«Три сестры»
В «Трех сестрах» на протяжении спектакля возникали эпизоды вымороченной, пропадающей жизни, которые ассоциативно соединялись в единый ряд. Параллельно ему шел ряд музыкальный, отличавшийся такой же «нескладностью» — странно звучащие, деформированные, многократно повторяемые музыкальные отрывки Первого концерта Чайковского и вальса Шопена. Таким образом, тема, мощно ведущаяся в игровых эпизодах, параллельно, по-своему и сильно, проводилась на музыкальном уровне, обретая дополнительный объем.
Параллельно развивалась противостоящая ей тема, посвященная попыткам героев сопротивляться сложившемуся ходу вещей.
Нельзя согласиться с тем, что в спектакле «размытый конфликт и ненаправленное движение сценического действия»1. Конфликта, если понимать его как столкновение противоборствующих сил, в спектакле вообще нет. Здесь, как и в пьесе Чехова, никто ни с кем не вступал в борьбу. А вот противоречие было.

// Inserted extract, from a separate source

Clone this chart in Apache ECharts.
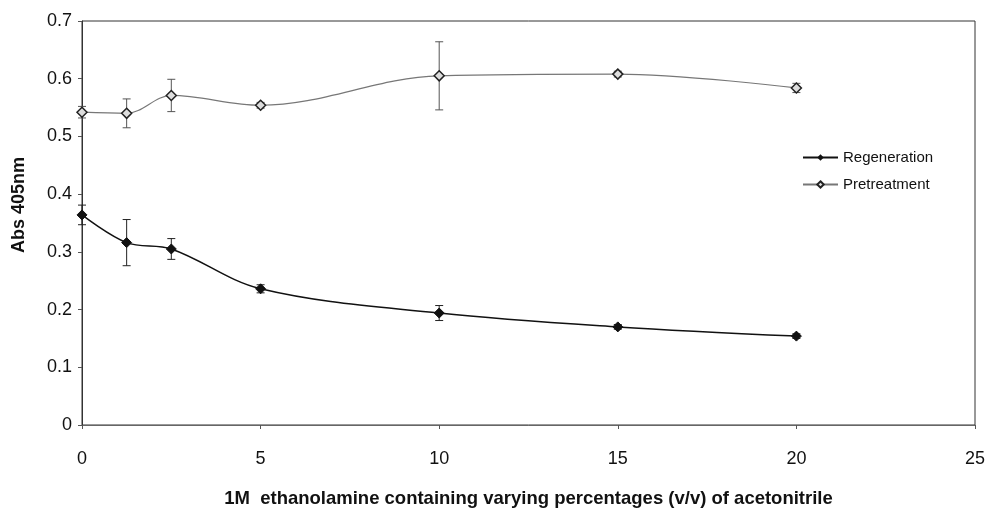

Оно обнаруживалось в сосуществовании названных тем. Что касается направленности драматического действия, то она выявлялась уже в том, что по ходу спектакля происходящее становится для героев все более и более невыносимым. Но при этом вновь и вновь дает о себе знать их внутренняя стойкость. Изменения обнаруживались в непрерывно накаляющейся атмосфере, в усиливающемся напряжении героев, прежде всего сестер, которые с развитием спектакля все чаще соскальзывали в истерику, а их разговоры стали то и дело переходить в крик. Изменения обнаруживались в том, что их игры все меньше оказывались способны поддержать героев. Получала развитие и вторая тема. В играх героинь к финалу не было той легкости, какую мы видели в начале спектакля. При этом они становились более изобретательными. При нарастающем внутреннем напряжении героинь настойчивее стали их попытки поддержать друг друга. Но все это не лишало финал безысходности, и эта безысходность решительно отличает заключительную сцену от тональности начала спектакля.

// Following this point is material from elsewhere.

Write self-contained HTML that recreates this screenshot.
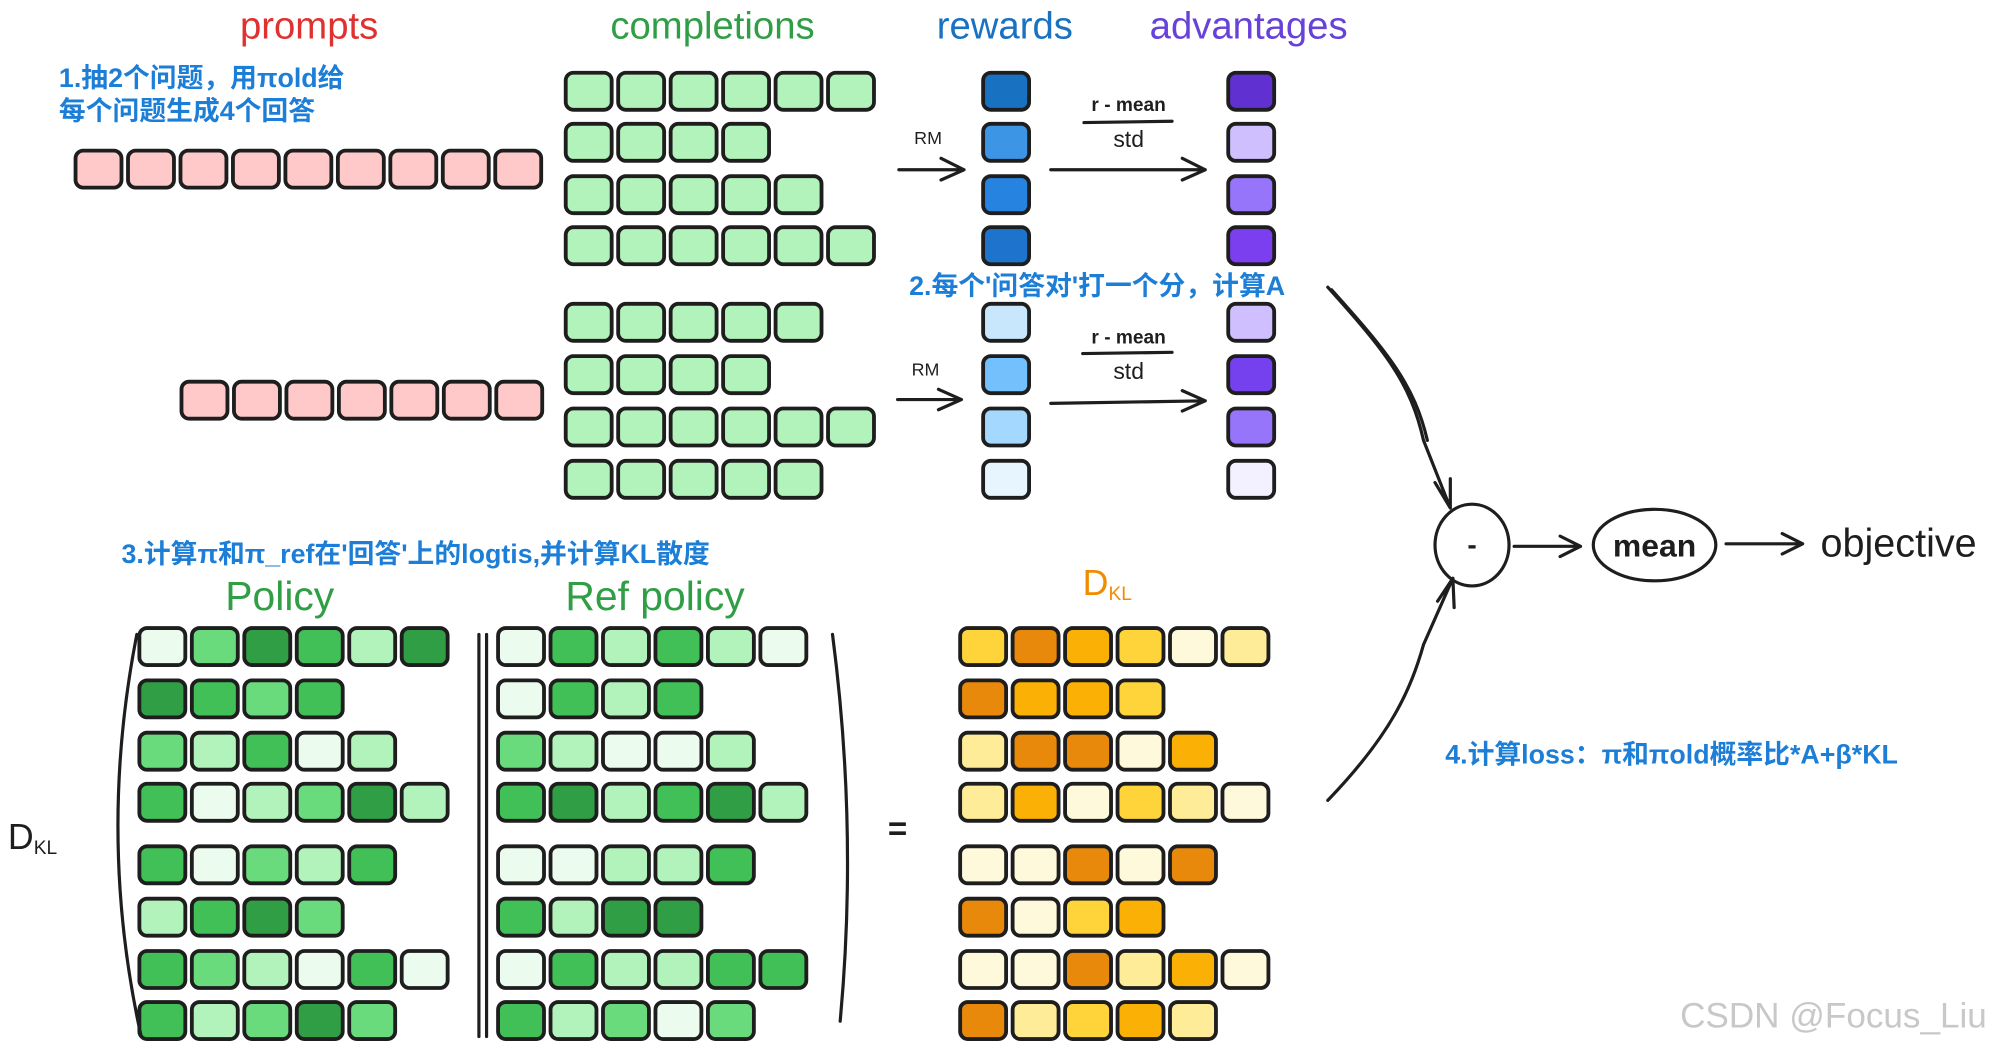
<!DOCTYPE html>
<html><head><meta charset="utf-8"><style>
html,body{margin:0;padding:0;background:#fff;}
svg{display:block;}
.hand{font-family:"Liberation Sans","DejaVu Sans",sans-serif;}
.cn{font-family:"Liberation Sans","Noto Sans CJK SC",sans-serif;font-weight:bold;fill:#1c7ed6;font-size:21px;}
</style></head><body>
<svg id="s" width="2002" height="1048" viewBox="0 0 1568 821" xmlns="http://www.w3.org/2000/svg">
<g id="cells"></g>
<text x="242" y="30" text-anchor="middle" class="hand" font-size="30" fill="#e03131">prompts</text>
<text x="558" y="30" text-anchor="middle" class="hand" font-size="30" fill="#2f9e44">completions</text>
<text x="787" y="30" text-anchor="middle" class="hand" font-size="30" fill="#1971c2">rewards</text>
<text x="978" y="30" text-anchor="middle" class="hand" font-size="30" fill="#6741d9">advantages</text>
<text x="46" y="68" class="cn">1.抽2个问题，用πold给</text>
<text x="46" y="94" class="cn">每个问题生成4个回答</text>
<text x="712" y="231" class="cn">2.每个'问答对'打一个分，计算A</text>
<text x="95" y="441" class="cn" font-size="21.5">3.计算π和π_ref在'回答'上的logtis,并计算KL散度</text>
<text x="1132" y="598" class="cn">4.计算loss：π和πold概率比*A+β*KL</text>
<text x="219" y="478" text-anchor="middle" class="hand" font-size="32" fill="#2f9e44">Policy</text>
<text x="513" y="478" text-anchor="middle" class="hand" font-size="32" fill="#2f9e44">Ref policy</text>
<text x="848" y="466" class="hand" font-size="28" fill="#f08c00">D<tspan font-size="15" dy="4">KL</tspan></text>
<text x="6" y="665" class="hand" font-size="28" fill="#1e1e1e">D<tspan font-size="15" dy="4">KL</tspan></text>
<text x="703" y="658" text-anchor="middle" class="hand" font-size="26" font-weight="bold" fill="#1e1e1e">=</text>
<g stroke="#1e1e1e" stroke-width="2.5" fill="none" stroke-linecap="round" stroke-linejoin="round">
<path d="M107,497 Q76,655 110,810"/>
<path d="M652,497 Q672,650 658,800"/>
<path d="M375,497 L375,812"/><path d="M381,497 L381,812"/>
<path d="M704,133 L755,133 M737,124 L755,133 L737,141"/>
<path d="M703,313 L753,313 M735,305 L753,313 L735,321"/>
<path d="M849,96 L918,95"/><path d="M848,277 L918,276"/>
<path d="M823,133 L944,133 M926,124 L944,133 L926,141"/>
<path d="M823,316 L944,314 M926,306 L944,314 L926,322"/>
<path d="M1040,225 C1085,275 1105,300 1115,345 L1136,398 M1124,378 L1136,398 L1136,375"/>
<path d="M1043,227 C1088,277 1108,302 1118,345"/>
<path d="M1040,627 C1090,575 1105,540 1115,505 L1138,453 M1126,471 L1138,453 L1139,476"/>
<ellipse cx="1153" cy="427" rx="29" ry="32"/>
<path d="M1186,428 L1238,428 M1222,420 L1238,428 L1222,436"/>
<ellipse cx="1296" cy="427" rx="48" ry="28"/>
<path d="M1352,426 L1412,426 M1396,418 L1412,426 L1396,434"/>
</g>
<text x="1153" y="434" text-anchor="middle" class="hand" font-size="22" font-weight="bold" fill="#1e1e1e">-</text>
<text x="1296" y="436" text-anchor="middle" class="hand" font-size="25" font-weight="bold" fill="#1e1e1e">mean</text>
<text x="1426" y="436" class="hand" font-size="31" fill="#1e1e1e">objective</text>
<text x="716" y="113" class="hand" font-size="14" fill="#1e1e1e">RM</text>
<text x="714" y="294" class="hand" font-size="14" fill="#1e1e1e">RM</text>
<text x="884" y="87" text-anchor="middle" class="hand" font-size="15" font-weight="bold" fill="#1e1e1e">r - mean</text>
<text x="884" y="115" text-anchor="middle" class="hand" font-size="18" fill="#1e1e1e">std</text>
<text x="884" y="269" text-anchor="middle" class="hand" font-size="15" font-weight="bold" fill="#1e1e1e">r - mean</text>
<text x="884" y="297" text-anchor="middle" class="hand" font-size="18" fill="#1e1e1e">std</text>
<text x="1316" y="805" font-family="Liberation Sans,sans-serif" font-size="27.5" fill="#c8c8c8">CSDN @Focus_Liu</text>
</svg>
<script>
var g=document.getElementById('cells');
function c(x,y,f){var r=document.createElementNS('http://www.w3.org/2000/svg','rect');
r.setAttribute('x',x);r.setAttribute('y',y);r.setAttribute('width',36);r.setAttribute('height',29);
r.setAttribute('rx',6);r.setAttribute('fill',f);r.setAttribute('stroke','#1e1e1e');r.setAttribute('stroke-width',3);g.appendChild(r);}
var P='#ffc9c9',G='#b2f2bb';
for(var i=0;i<9;i++)c(59+i*41.1,118,P);
for(var i=0;i<7;i++)c(142+i*41.1,299,P);
var cy=[57,97,138,178,238,279,320,361],cn=[6,4,5,6,5,4,6,5];
for(var r=0;r<8;r++)for(var i=0;i<cn[r];i++)c(443+i*41.1,cy[r],G);
var rw=['#1971c2','#3d95e6','#2684e0','#1e74cc','#c8e6fc','#74c0fc','#a5d8ff','#e7f5ff'];
var ad=['#6130d0','#d0bfff','#9775fa','#7b3ff0','#d0bfff','#7540ee','#9775fa','#f3f0ff'];
for(var r=0;r<8;r++){c(770,cy[r],rw[r]);c(962,cy[r],ad[r]);}
var gc={v:'#ebfbee',l:'#b2f2bb',m:'#69db7c',g:'#40c057',d:'#2f9e44'};
var oc={Y:'#ffd43b',O:'#e8890c',A:'#fab005',L:'#ffec99',V:'#fff9db'};
var pol=['vmdgld','dgmg','mlgvl','gvlmdl','gvmlg','lgdm','gmlvgv','glmdm'];
var ref=['vglglv','vglg','mlvvl','gdlgdl','vvllg','gldd','vgllgg','glmvm'];
var dkl=['YOAYVL','OAAY','LOOVA','LAVYLV','VVOVO','OVYA','VVOLAV','OLYAL'];
var ry=[492,533,574,614,663,704,745,785];
for(var r=0;r<8;r++){for(var i=0;i<pol[r].length;i++)c(109+i*41.1,ry[r],gc[pol[r][i]]);
for(var i=0;i<ref[r].length;i++)c(390+i*41.1,ry[r],gc[ref[r][i]]);
for(var i=0;i<dkl[r].length;i++)c(752+i*41.1,ry[r],oc[dkl[r][i]]);}
</script>
</body></html>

Драму героев режиссер представил в трагическом ракурсе, поместив ее в напряженное поле между двумя музыкальными рядами как между двумя эпохами, двумя Россиями — потерянной и советской. С одной стороны, многократно по ходу действия вступали фрагменты «Элегии» Ж. Массне в исполнении Шаляпина, напоминая об ушедшей культуре, от которой герои при другом ходе истории не были бы отчуждены.
С другой стороны, звучал мотив песни «Сулико». И опять, как и в спектакле «И дольше века длится день…», эта нежная мелодраматическая песня, волею судьбы ассоциирующаяся с диктатором, была соединена с его временем, которое, по сути, не завершилось с его смертью. С этим — уверен режиссер — во многом оказались связаны беды героев, их пропадающая жизнь. Совокупность этих музыкальных рядов воспринималась как прямое лирическое высказывание Някрошюса, во многом определявшее наш взгляд на то, что происходило с героями. Высказывание, которое внутри себя было полно драматизма. Лирика звучала в спектакле и опосредованно — в той остроте и безоглядности, с которой созданы герои спектакля.
Притом что лирическая составляющая размывала драму, звучащая «Элегия», контрастируя с происходящим, резко оттеняла ее. Тем самым развертываемый перед нами сценический мир получал дополнительный драматический импульс. Сложность жанровой особенности спектакля усиливалась и тем, что иногда драматическое напряжение обретало трагикомический отсвет, как это было, например, в моменты беспомощных попыток Андрея подражать пению Шаляпина.
«Элегия» включалась в действие и еще одним способом. Ее частые, настойчивые вступления создавали ощущение того, что «недотягивающие» до этой музыки герои все-таки имеют некоторую причастность к ней и к ушедшей культуре, которую она символизирует в спектакле, как — в определенном смысле — ее наследники. Поэтому «Элегия», будучи противопоставленной нескладывающейся, распадающейся жизни, одновременно ассоциировалась с темой противостояния героев, усиливая ее.
1 Кухта Е. Чехов в театре Эймунтаса Някрошюса // Петербургский театральный журнал. 2002. № 27. С. 24.